Los cantantes Gustavo Quaresma, Anyelín Díaz, Kirenia Corso, Cristina García, Lesby Bautista y Ahmed Gómez, brillaron en sus respectivas intervenciones desde las peculiaridades de sus cuerdas y se desdoblaron en notables actores; fueron secundados por los coros de Cámara de la Universidad de las Artes, la Compañía Otro Lado y la Schola Cantorum Coralina.

Norge Cedeño diseñó unas expresivas y delicadas coreografías para dúos, tríos y otras combinaciones que en algunos instantes resultaron un tanto enfáticas al traducir danzariamente lo que el resto de los actantes manifestaba, y pese a la relativa estrechez del espacio, en realidad nada amplio para tantas personas en escena, pudieron desempeñar su rol a plenitud sobre todo contando con excelentes bailarines.

Una imagen de Raúl Valdés, Raupa, coronó una escenografía que se nutrió de elementos pop y futuristas para presidir gráficamente la escena con un singular capitolio el cual, metonímicamente, parecía aludir al otro, tan cercano en lo geográfico del teatro donde tuvo lugar la puesta y que subrayaba las simetrías conceptuales con esta otra isla en peso donde tanto cabe lo que sucede ante nuestros ojos; por ello los pertinentes intertextos alusivos a ritmos afrocubanos y tradicionales, distintivos de nuestra idiosincrasia (Suite Cubana, de Jenny Peña; Réquiem Osún, de Calixto Alvarez, y sobre todo Camerata Guaguancó, de Guido L. Gavilán, la cual protagonizó una de las más conseguidas fusiones danzaria/ musicales de la puesta).

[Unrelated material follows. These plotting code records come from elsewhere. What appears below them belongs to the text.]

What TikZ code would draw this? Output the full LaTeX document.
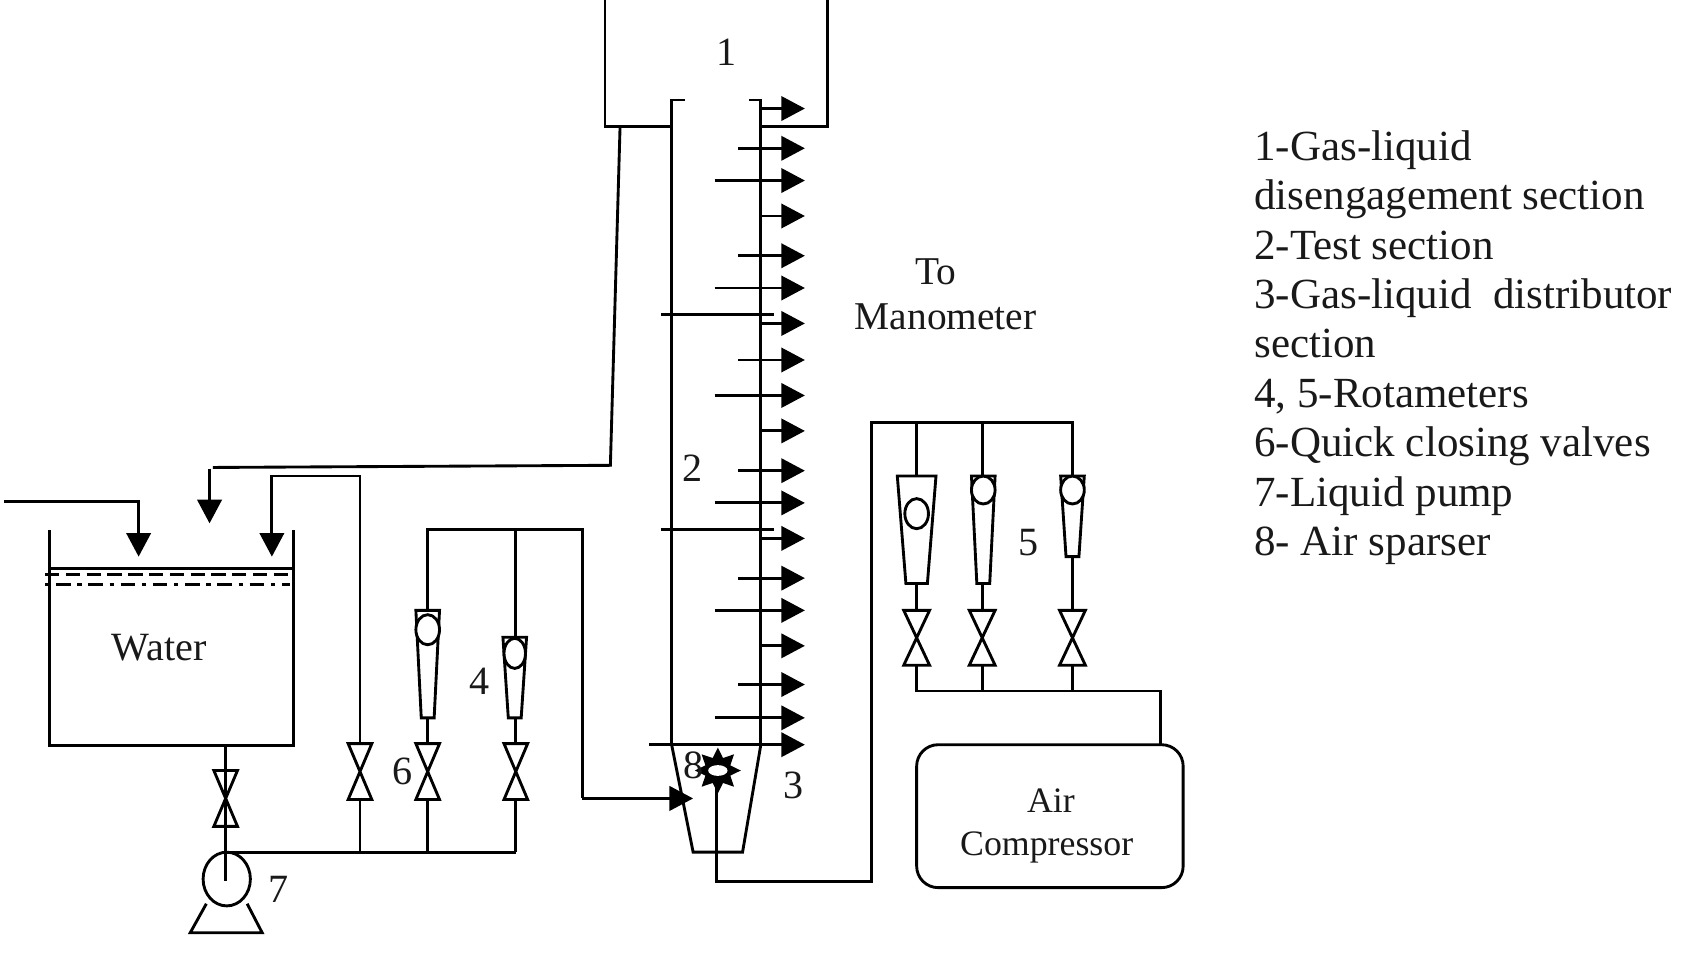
\documentclass[tikz,border=0pt]{standalone}
\usepackage{fontspec}
\setmainfont{Liberation Serif}
\usetikzlibrary{arrows.meta,shapes.geometric}
\tikzset{
  pipe/.style={line width=2pt,line join=miter},
  flow/.style={pipe,-{Triangle[length=16.5pt,width=17pt]}},
  lbl/.style={font=\fontsize{28}{34}\selectfont,inner sep=0pt,text=black!90},
  small/.style={font=\fontsize{25}{30}\selectfont,inner sep=0pt,text=black!90},
  legend/.style={font=\fontsize{30}{34.5}\selectfont,inner sep=0pt,anchor=north west,align=left,text=black!90},
}
% valve: x, top y, bottom y, half width
\newcommand{\myvalve}[4]{\draw[pipe] (#1-#4,#2)--(#1+#4,#2)--(#1-#4,#3)--(#1+#4,#3)--cycle;}
% rotameter: x, top y, bottom y, top half, bottom half, ball x, ball y, ball rx, ball ry
\newcommand{\myrota}[9]{\draw[pipe] (#1-#4,#2)--(#1+#4,#2)--(#1+#5,#3)--(#1-#5,#3)--cycle;
  \draw[pipe,fill=white] (#6,#7) ellipse [x radius=#8,y radius=#9];}
\begin{document}
\begin{tikzpicture}[x=0.75pt,y=-0.75pt]
\useasboundingbox (0,0) rectangle (1568,893.3);
% disengagement section
\draw[pipe] (563,-4)--(563,118)--(625,118);
\draw[pipe] (770,-4)--(770,118)--(708,118);
% column
\draw[pipe] (637,93)--(625,93)--(625,693);
\draw[pipe] (697,93)--(708,93)--(708,693);
\draw[pipe] (625,693)--(645,793)--(691,793)--(708,693);
% manometer taps
\foreach \yy/\xs in {101/708,138/687,168/665,201/708,238/687,268/665,301/708,335/687,368/665,401/708,438/687,468/665,501/708,538/687,568/665,601/708,637/687,668/665,693/604}
  \draw[flow] (\xs,\yy)--(749,\yy);
\draw[pipe] (615,293)--(720,293);
\draw[pipe] (615,493)--(720,493);
% tank
\draw[pipe] (46,493)--(46,694)--(273,694)--(273,493);
\draw[pipe] (46,529)--(273,529);
\draw[pipe,dash pattern=on 10pt off 4.5pt] (42,535)--(270,535);
\draw[pipe,dash pattern=on 3pt off 4.75pt on 10pt off 4.75pt] (42,544)--(270,544);
% inflows
\draw[flow] (4,467)--(129,467)--(129,518);
\draw[pipe] (198,435)--(568,433)--(577,118);
\draw[flow] (195,436)--(195,487);
\draw[flow] (335,692)--(335,443)--(253,443)--(253,518);
% pump line
\draw[pipe] (210,694)--(210,820);
\draw[pipe] (210,793)--(480,793);
\draw[pipe] (335,744)--(335,793);
\myvalve{210}{717}{769}{11}
\myvalve{335}{692}{744}{11}
\draw[pipe] (211,818) ellipse [x radius=22,y radius=25];
\draw[pipe] (192,841)--(177,868)--(244,868)--(230,841);
% liquid rotameters
\draw[pipe] (398,793)--(398,744);
\draw[pipe] (398,692)--(398,668);
\draw[pipe] (398,568)--(398,493)--(542,493)--(542,743);
\draw[flow] (542,743)--(645,743);
\draw[pipe] (480,493)--(480,593);
\draw[pipe] (480,668)--(480,692);
\draw[pipe] (480,744)--(480,793);
\myvalve{398}{692}{744}{11}
\myvalve{480}{692}{744}{11}
\myrota{398}{568}{668}{11}{6}{398}{586}{11}{14}
\myrota{479}{593}{668}{11}{6}{479}{608}{10}{14}
% sparger
\draw[pipe] (667,725)--(667,820)--(811,820)--(811,393)--(998,393)--(998,443);
\draw[pipe] (853,393)--(853,443);
\draw[pipe] (914,393)--(914,443);
\node[star,star points=8,star point ratio=1.7,fill=black,minimum size=32pt,inner sep=0pt] (sparger) at (668,717) {};
\draw[fill=white,draw=none] (668,717) ellipse [x radius=9,y radius=5];
% air rotameters
\myrota{853}{443}{543}{18}{10}{853}{478}{11}{14}
\myrota{915}{443}{543}{11}{6}{915}{456}{11}{13}
\myrota{998}{443}{518}{11}{6}{998}{456}{11}{13}
\draw[pipe] (853,543)--(853,568);
\draw[pipe] (914,543)--(914,568);
\draw[pipe] (998,518)--(998,568);
\myvalve{853}{568}{619}{12}
\myvalve{914}{568}{619}{12}
\myvalve{998}{568}{619}{12}
\draw[pipe] (853,619)--(853,643)--(1080,643)--(1080,693);
\draw[pipe] (914,619)--(914,643);
\draw[pipe] (998,619)--(998,643);
% compressor
\draw[pipe,rounded corners=15pt] (853,693) rectangle (1101,826);
% labels
\node[lbl] (n1) at (676,49) {1};
\node[lbl] (n2) at (644,436) {2};
\node[lbl] (n3) at (738,731) {3};
\node[lbl] (n4) at (446,634) {4};
\node[lbl] (n5) at (957,505) {5};
\node[lbl] (n6) at (375,718) {6};
\node[lbl] (n7) at (259,828) {7};
\node[lbl] (n8) at (645,712) {8};
\node[lbl] (water) at (148,603) {Water};
\node[lbl,font=\fontsize{27.5}{30}\selectfont] (to) at (871,253) {To};
\node[lbl,font=\fontsize{27.5}{30}\selectfont] (mano) at (880,295) {Manometer};
\node[small] (air) at (978,745) {Air};
\node[small] (comp) at (974,789) {Compressor};
\node[legend] (legend) at (1167,121) {1-Gas-liquid\\disengagement section\\2-Test section\\3-Gas-liquid\ \ distributor\\section\\4, 5-Rotameters\\6-Quick closing valves\\7-Liquid pump\\8- Air sparser};
\end{tikzpicture}
\end{document}
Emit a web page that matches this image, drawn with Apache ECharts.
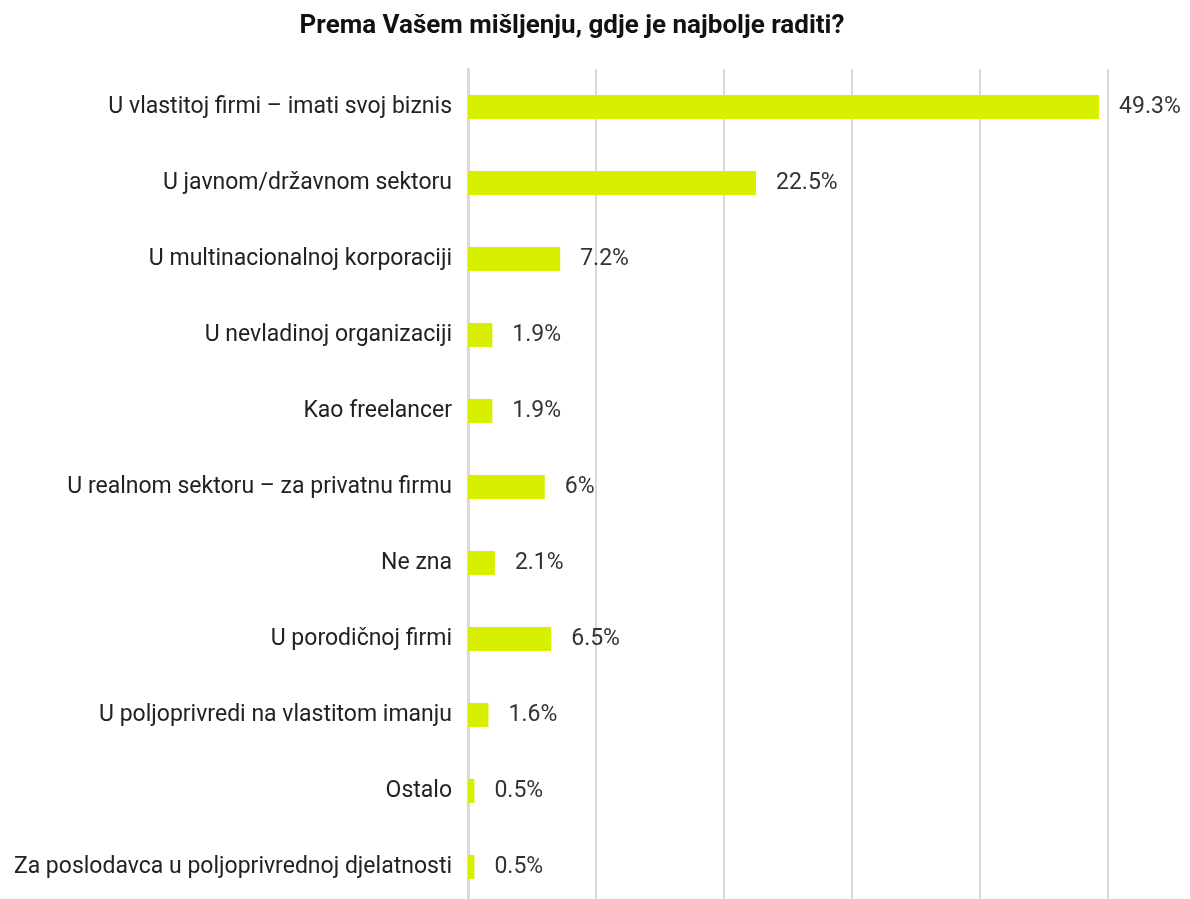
<!DOCTYPE html>
<html>
<head>
<meta charset="utf-8">
<script src="https://cdn.jsdelivr.net/npm/echarts@6/dist/echarts.min.js"></script>
<style>
html,body{margin:0;padding:0;background:#fff;}
#chart{width:1190px;height:899px;}
</style>
</head>
<body>
<div id="chart"></div>
<script>
var categories=[
    "U vlastitoj firmi – imati svoj biznis",
    "U javnom/državnom sektoru",
    "U multinacionalnoj korporaciji",
    "U nevladinoj organizaciji",
    "Kao freelancer",
    "U realnom sektoru – za privatnu firmu",
    "Ne zna",
    "U porodičnoj firmi",
    "U poljoprivredi na vlastitom imanju",
    "Ostalo",
    "Za poslodavca u poljoprivrednoj djelatnosti"
];
var values=[49.3,22.5,7.2,1.9,1.9,6,2.1,6.5,1.6,0.5,0.5];

var myChart=echarts.init(document.getElementById('chart'));
var option={
    animation:false,
    title:{
        text:"Prema Vašem mišljenju, gdje je najbolje raditi?",
        left:567,
        textAlign:'center',
        top:8,
        textStyle:{fontFamily:'Roboto',fontWeight:'bold',fontSize:26,color:'#111'}
    },
    grid:{left:468,width:640,top:69,height:836,containLabel:false,outerBoundsMode:'none'},
    xAxis:{
        type:'value',
        min:0,max:50,interval:10,
        axisLabel:{show:false},
        axisLine:{show:false},
        axisTick:{show:false},
        splitLine:{show:true,lineStyle:{color:'#d9d9d9',width:2}}
    },
    yAxis:{
        type:'category',
        inverse:true,
        data:categories,
        axisLine:{show:true,lineStyle:{color:'#d9d9d9',width:3}},
        axisTick:{show:false},
        axisLabel:{margin:16,padding:[5,0,0,0],fontFamily:'Roboto',fontSize:23,color:'#222'}
    },
    series:[{
        type:'bar',
        data:values,
        barWidth:24,
        itemStyle:{color:'#d9ef00'},
        label:{
            show:true,position:'right',distance:20,padding:[5,0,0,0],
            fontFamily:'Roboto',fontSize:23,color:'#333',
            formatter:function(p){return p.value+'%';}
        }
    }]
};
myChart.setOption(option);
</script>
</body>
</html>
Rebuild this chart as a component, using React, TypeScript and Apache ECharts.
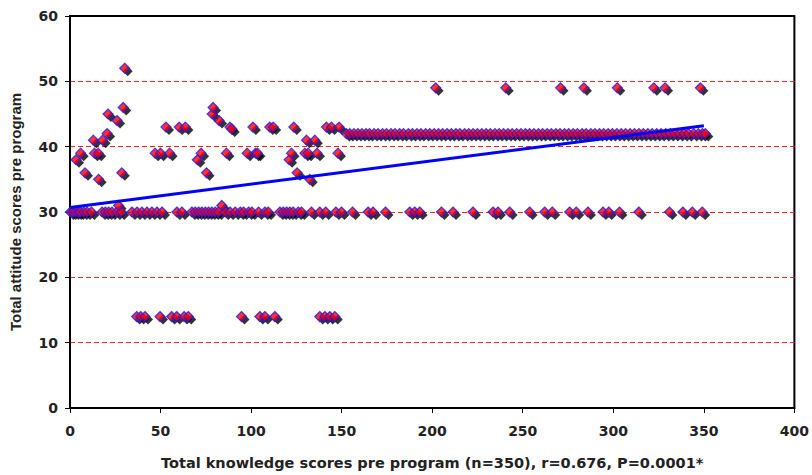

Bien vista, La clemenza… traza desde todos los puntos de vista coordenadas universales, porque en momentos de nihilismo y escepticismo desbocados emite un mensaje de armonía para agradecer, como también esa perspectiva inclusiva, integradora y aglutinante que trasunta el espectáculo, a la vez un saludable empujón, una contundente vuelta de tuerca a la ópera entre nosotros, algo que premió el público con cerrados aplausos y entusiastas ovaciones entre los que estaría, sin duda, tan rupturista y benditamente irreverente, el propio Wolfgang Amadeus.